▶ _Objective_: Retype the data that follows line by line, exactly, and leave its pictures out.

(Rows from a dataset of charts and code)
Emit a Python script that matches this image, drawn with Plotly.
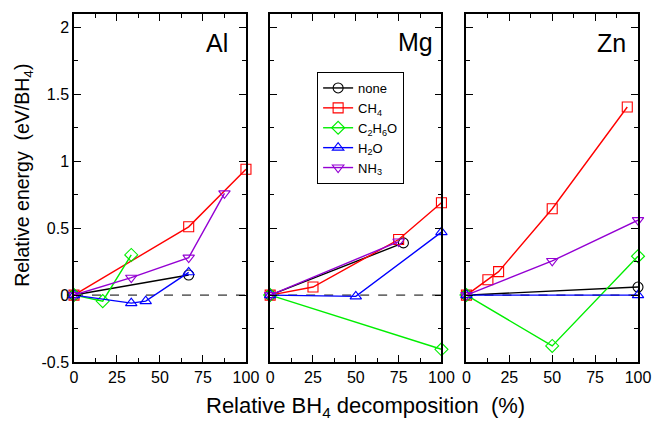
import plotly.graph_objects as go

# ---------------- data ----------------
PANELS = ["Al", "Mg", "Zn"]
SERIES = ["none", "CH<sub>4</sub>", "C<sub>2</sub>H<sub>6</sub>O", "H<sub>2</sub>O", "NH<sub>3</sub>"]

# Al panel
al_none_x = [0, 66.7];            al_none_y = [0, 0.15]
al_ch4_x = [0, 66.7, 100];        al_ch4_y = [0, 0.51, 0.94]
al_c2h6o_x = [0, 16.7, 33.3];     al_c2h6o_y = [0, -0.045, 0.30]
al_h2o_x = [0, 33.3, 41.7, 66.7]; al_h2o_y = [0, -0.06, -0.045, 0.17]
al_nh3_x = [0, 33.3, 66.7, 87.5]; al_nh3_y = [0, 0.13, 0.28, 0.76]

# Mg panel
mg_none_x = [0, 77.8];            mg_none_y = [0, 0.39]
mg_ch4_x = [0, 25, 75, 100];      mg_ch4_y = [0, 0.06, 0.415, 0.69]
mg_c2h6o_x = [0, 100];            mg_c2h6o_y = [0, -0.405]
mg_h2o_x = [0, 50, 100];          mg_h2o_y = [0, -0.01, 0.47]
mg_nh3_x = [0, 75];               mg_nh3_y = [0, 0.40]

# Zn panel
zn_none_x = [0, 100];                     zn_none_y = [0, 0.06]
zn_ch4_x = [0, 12.5, 18.75, 50, 93.75];   zn_ch4_y = [0, 0.115, 0.175, 0.645, 1.405]
zn_c2h6o_x = [0, 50, 100];                zn_c2h6o_y = [0, -0.38, 0.29]
zn_h2o_x = [0, 100];                      zn_h2o_y = [0, 0.0]
zn_nh3_x = [0, 50, 100];                  zn_nh3_y = [0, 0.255, 0.56]

X_TICKS = [0, 25, 50, 75, 100]
X_TICKTEXT = ["0", "25", "50", "75", "100"]
X_MINOR = [12.5, 37.5, 62.5, 87.5]
Y_TICKS = [-0.5, 0, 0.5, 1, 1.5, 2]
Y_TICKTEXT = ["-0.5", "0", "0.5", "1", "1.5", "2"]
Y_MINOR = [-0.25, 0.25, 0.75, 1.25, 1.75]

# ---------------- styles ----------------
COLORS = ["#000000", "#ff0000", "#00ee00", "#0000ff", "#9400d3"]
SYMBOLS = ["circle-open", "square-open", "diamond-open", "triangle-up-open", "triangle-down-open"]
FONT = "Liberation Sans, Arial, Helvetica, sans-serif"
LABEL_X = [83, 85, 84.7]
LABEL_Y = [1.88, 1.89, 1.88]

data = {
    "Al": [(al_none_x, al_none_y), (al_ch4_x, al_ch4_y), (al_c2h6o_x, al_c2h6o_y),
           (al_h2o_x, al_h2o_y), (al_nh3_x, al_nh3_y)],
    "Mg": [(mg_none_x, mg_none_y), (mg_ch4_x, mg_ch4_y), (mg_c2h6o_x, mg_c2h6o_y),
           (mg_h2o_x, mg_h2o_y), (mg_nh3_x, mg_nh3_y)],
    "Zn": [(zn_none_x, zn_none_y), (zn_ch4_x, zn_ch4_y), (zn_c2h6o_x, zn_c2h6o_y),
           (zn_h2o_x, zn_h2o_y), (zn_nh3_x, zn_nh3_y)],
}

W, H = 663, 421
ML, MR, MT, MB = 74, 16, 14, 59
PW = W - ML - MR
PH = H - MT - MB
domains = [[0, 174.7 / PW], [199.3 / PW, 373.3 / PW], [398.7 / PW, 1.0]]

fig = go.Figure()

for p, panel in enumerate(PANELS):
    suffix = "" if p == 0 else str(p + 1)
    for s, name in enumerate(SERIES):
        xs, ys = data[panel][s]
        fig.add_trace(go.Scatter(
            x=xs, y=ys, mode="lines+markers", name=name,
            legendgroup=name, showlegend=(p == 0), cliponaxis=False,
            line=dict(color=COLORS[s], width=1.4),
            marker=dict(symbol=SYMBOLS[s], size=10, color=COLORS[s],
                        line=dict(width=1.1, color=COLORS[s])),
            xaxis="x" + suffix, yaxis="y" + suffix,
        ))

layout = dict(
    width=W, height=H,
    margin=dict(l=ML, r=MR, t=MT, b=MB),
    paper_bgcolor="white", plot_bgcolor="white",
    font=dict(family=FONT, color="black", size=16),
    legend=dict(
        x=(321 - ML) / PW, y=(H - MB - 72) / PH,
        xanchor="left", yanchor="top",
        bordercolor="black", borderwidth=1, bgcolor="white",
        font=dict(size=13, family=FONT), tracegroupgap=0,
        itemwidth=30,
    ),
    shapes=[], annotations=[],
)

for p, panel in enumerate(PANELS):
    suffix = "" if p == 0 else str(p + 1)
    xa = dict(domain=domains[p], range=[0, 100], anchor="y" + suffix,
              tickvals=X_TICKS, ticktext=X_TICKTEXT,
              ticks="inside", ticklen=7, tickwidth=1.2, tickcolor="black",
              minor=dict(tickvals=X_MINOR, ticks="inside", ticklen=4, tickwidth=1.2, tickcolor="black"),
              showline=True, linecolor="black", linewidth=1.5, mirror="allticks",
              showgrid=False, zeroline=False, tickfont=dict(size=16, family=FONT))
    ya = dict(domain=[0, 1], range=[-0.5, 2.1], anchor="x" + suffix,
              tickvals=Y_TICKS, ticktext=Y_TICKTEXT, showticklabels=(p == 0),
              ticks="inside", ticklen=7, tickwidth=1.2, tickcolor="black",
              minor=dict(tickvals=Y_MINOR, ticks="inside", ticklen=4, tickwidth=1.2, tickcolor="black"),
              showline=True, linecolor="black", linewidth=1.5, mirror="allticks",
              showgrid=False, zeroline=False, tickfont=dict(size=16, family=FONT))
    layout["xaxis" + suffix] = xa
    layout["yaxis" + suffix] = ya
    layout["shapes"].append(dict(type="line", xref="x" + suffix, yref="y" + suffix,
                                 x0=0, x1=100, y0=0, y1=0, layer="below",
                                 line=dict(color="black", width=1, dash="dash")))
    layout["annotations"].append(dict(text=panel, xref="x" + suffix, yref="y" + suffix,
                                      x=LABEL_X[p], y=LABEL_Y[p], showarrow=False,
                                      font=dict(size=25, family=FONT, color="black")))

layout["annotations"].append(dict(
    text="Relative BH<sub>4</sub> decomposition\u00a0\u00a0(%)", xref="paper", yref="paper",
    x=(370 - ML) / PW, xanchor="center", y=-(407 - (H - MB)) / PH, yanchor="middle",
    showarrow=False, font=dict(size=22, family=FONT, color="black")))
layout["annotations"].append(dict(
    text="Relative energy\u00a0\u00a0(eV/BH<sub>4</sub>)", xref="paper", yref="paper",
    x=-(ML - 22) / PW, y=(H - MB - 175) / PH, xanchor="center", yanchor="middle",
    textangle=-90, showarrow=False,
    font=dict(size=19.5, family=FONT, color="black")))

fig.update_layout(**layout)
fig.write_html("out.html", config={"displayModeBar": False},
               post_script="document.body.style.margin='0';document.body.style.overflow='hidden';")
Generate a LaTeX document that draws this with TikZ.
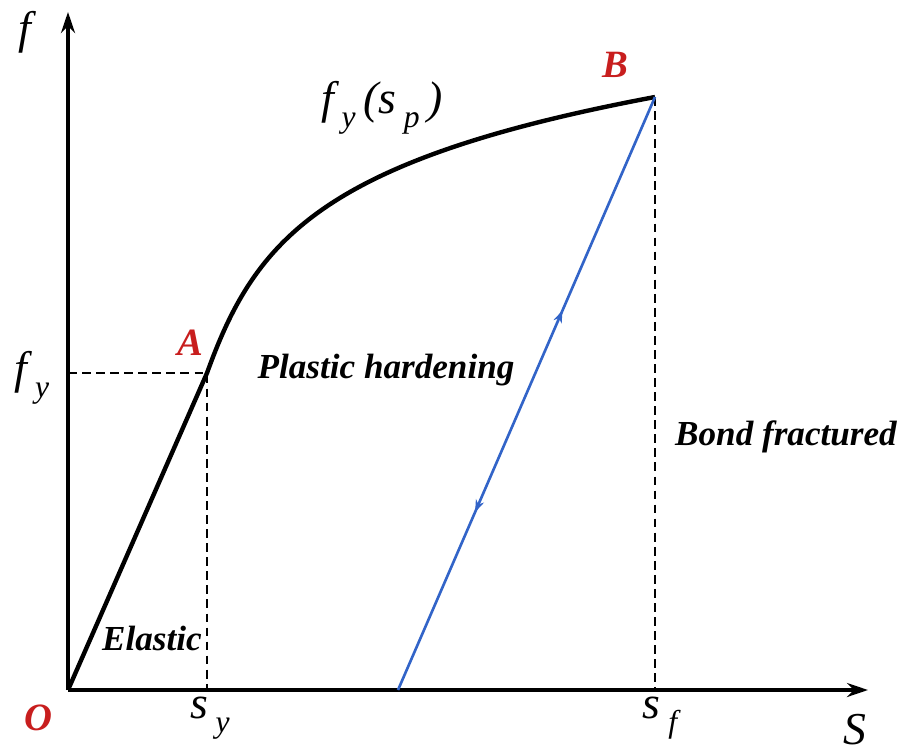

▶ _Finished task_:
Emit a Python script that matches this image, drawn with Plotly.
import plotly.graph_objects as go

# ---------------- data ----------------
PANELS = ["Al", "Mg", "Zn"]
SERIES = ["none", "CH<sub>4</sub>", "C<sub>2</sub>H<sub>6</sub>O", "H<sub>2</sub>O", "NH<sub>3</sub>"]

# Al panel
al_none_x = [0, 66.7];            al_none_y = [0, 0.15]
al_ch4_x = [0, 66.7, 100];        al_ch4_y = [0, 0.51, 0.94]
al_c2h6o_x = [0, 16.7, 33.3];     al_c2h6o_y = [0, -0.045, 0.30]
al_h2o_x = [0, 33.3, 41.7, 66.7]; al_h2o_y = [0, -0.06, -0.045, 0.17]
al_nh3_x = [0, 33.3, 66.7, 87.5]; al_nh3_y = [0, 0.13, 0.28, 0.76]

# Mg panel
mg_none_x = [0, 77.8];            mg_none_y = [0, 0.39]
mg_ch4_x = [0, 25, 75, 100];      mg_ch4_y = [0, 0.06, 0.415, 0.69]
mg_c2h6o_x = [0, 100];            mg_c2h6o_y = [0, -0.405]
mg_h2o_x = [0, 50, 100];          mg_h2o_y = [0, -0.01, 0.47]
mg_nh3_x = [0, 75];               mg_nh3_y = [0, 0.40]

# Zn panel
zn_none_x = [0, 100];                     zn_none_y = [0, 0.06]
zn_ch4_x = [0, 12.5, 18.75, 50, 93.75];   zn_ch4_y = [0, 0.115, 0.175, 0.645, 1.405]
zn_c2h6o_x = [0, 50, 100];                zn_c2h6o_y = [0, -0.38, 0.29]
zn_h2o_x = [0, 100];                      zn_h2o_y = [0, 0.0]
zn_nh3_x = [0, 50, 100];                  zn_nh3_y = [0, 0.255, 0.56]

X_TICKS = [0, 25, 50, 75, 100]
X_TICKTEXT = ["0", "25", "50", "75", "100"]
X_MINOR = [12.5, 37.5, 62.5, 87.5]
Y_TICKS = [-0.5, 0, 0.5, 1, 1.5, 2]
Y_TICKTEXT = ["-0.5", "0", "0.5", "1", "1.5", "2"]
Y_MINOR = [-0.25, 0.25, 0.75, 1.25, 1.75]

# ---------------- styles ----------------
COLORS = ["#000000", "#ff0000", "#00ee00", "#0000ff", "#9400d3"]
SYMBOLS = ["circle-open", "square-open", "diamond-open", "triangle-up-open", "triangle-down-open"]
FONT = "Liberation Sans, Arial, Helvetica, sans-serif"
LABEL_X = [83, 85, 84.7]
LABEL_Y = [1.88, 1.89, 1.88]

data = {
    "Al": [(al_none_x, al_none_y), (al_ch4_x, al_ch4_y), (al_c2h6o_x, al_c2h6o_y),
           (al_h2o_x, al_h2o_y), (al_nh3_x, al_nh3_y)],
    "Mg": [(mg_none_x, mg_none_y), (mg_ch4_x, mg_ch4_y), (mg_c2h6o_x, mg_c2h6o_y),
           (mg_h2o_x, mg_h2o_y), (mg_nh3_x, mg_nh3_y)],
    "Zn": [(zn_none_x, zn_none_y), (zn_ch4_x, zn_ch4_y), (zn_c2h6o_x, zn_c2h6o_y),
           (zn_h2o_x, zn_h2o_y), (zn_nh3_x, zn_nh3_y)],
}

W, H = 663, 421
ML, MR, MT, MB = 74, 16, 14, 59
PW = W - ML - MR
PH = H - MT - MB
domains = [[0, 174.7 / PW], [199.3 / PW, 373.3 / PW], [398.7 / PW, 1.0]]

fig = go.Figure()

for p, panel in enumerate(PANELS):
    suffix = "" if p == 0 else str(p + 1)
    for s, name in enumerate(SERIES):
        xs, ys = data[panel][s]
        fig.add_trace(go.Scatter(
            x=xs, y=ys, mode="lines+markers", name=name,
            legendgroup=name, showlegend=(p == 0), cliponaxis=False,
            line=dict(color=COLORS[s], width=1.4),
            marker=dict(symbol=SYMBOLS[s], size=10, color=COLORS[s],
                        line=dict(width=1.1, color=COLORS[s])),
            xaxis="x" + suffix, yaxis="y" + suffix,
        ))

layout = dict(
    width=W, height=H,
    margin=dict(l=ML, r=MR, t=MT, b=MB),
    paper_bgcolor="white", plot_bgcolor="white",
    font=dict(family=FONT, color="black", size=16),
    legend=dict(
        x=(321 - ML) / PW, y=(H - MB - 72) / PH,
        xanchor="left", yanchor="top",
        bordercolor="black", borderwidth=1, bgcolor="white",
        font=dict(size=13, family=FONT), tracegroupgap=0,
        itemwidth=30,
    ),
    shapes=[], annotations=[],
)

for p, panel in enumerate(PANELS):
    suffix = "" if p == 0 else str(p + 1)
    xa = dict(domain=domains[p], range=[0, 100], anchor="y" + suffix,
              tickvals=X_TICKS, ticktext=X_TICKTEXT,
              ticks="inside", ticklen=7, tickwidth=1.2, tickcolor="black",
              minor=dict(tickvals=X_MINOR, ticks="inside", ticklen=4, tickwidth=1.2, tickcolor="black"),
              showline=True, linecolor="black", linewidth=1.5, mirror="allticks",
              showgrid=False, zeroline=False, tickfont=dict(size=16, family=FONT))
    ya = dict(domain=[0, 1], range=[-0.5, 2.1], anchor="x" + suffix,
              tickvals=Y_TICKS, ticktext=Y_TICKTEXT, showticklabels=(p == 0),
              ticks="inside", ticklen=7, tickwidth=1.2, tickcolor="black",
              minor=dict(tickvals=Y_MINOR, ticks="inside", ticklen=4, tickwidth=1.2, tickcolor="black"),
              showline=True, linecolor="black", linewidth=1.5, mirror="allticks",
              showgrid=False, zeroline=False, tickfont=dict(size=16, family=FONT))
    layout["xaxis" + suffix] = xa
    layout["yaxis" + suffix] = ya
    layout["shapes"].append(dict(type="line", xref="x" + suffix, yref="y" + suffix,
                                 x0=0, x1=100, y0=0, y1=0, layer="below",
                                 line=dict(color="black", width=1, dash="dash")))
    layout["annotations"].append(dict(text=panel, xref="x" + suffix, yref="y" + suffix,
                                      x=LABEL_X[p], y=LABEL_Y[p], showarrow=False,
                                      font=dict(size=25, family=FONT, color="black")))

layout["annotations"].append(dict(
    text="Relative BH<sub>4</sub> decomposition\u00a0\u00a0(%)", xref="paper", yref="paper",
    x=(370 - ML) / PW, xanchor="center", y=-(407 - (H - MB)) / PH, yanchor="middle",
    showarrow=False, font=dict(size=22, family=FONT, color="black")))
layout["annotations"].append(dict(
    text="Relative energy\u00a0\u00a0(eV/BH<sub>4</sub>)", xref="paper", yref="paper",
    x=-(ML - 22) / PW, y=(H - MB - 175) / PH, xanchor="center", yanchor="middle",
    textangle=-90, showarrow=False,
    font=dict(size=19.5, family=FONT, color="black")))

fig.update_layout(**layout)
fig.write_html("out.html", config={"displayModeBar": False},
               post_script="document.body.style.margin='0';document.body.style.overflow='hidden';")
Generate a LaTeX document that draws this with TikZ.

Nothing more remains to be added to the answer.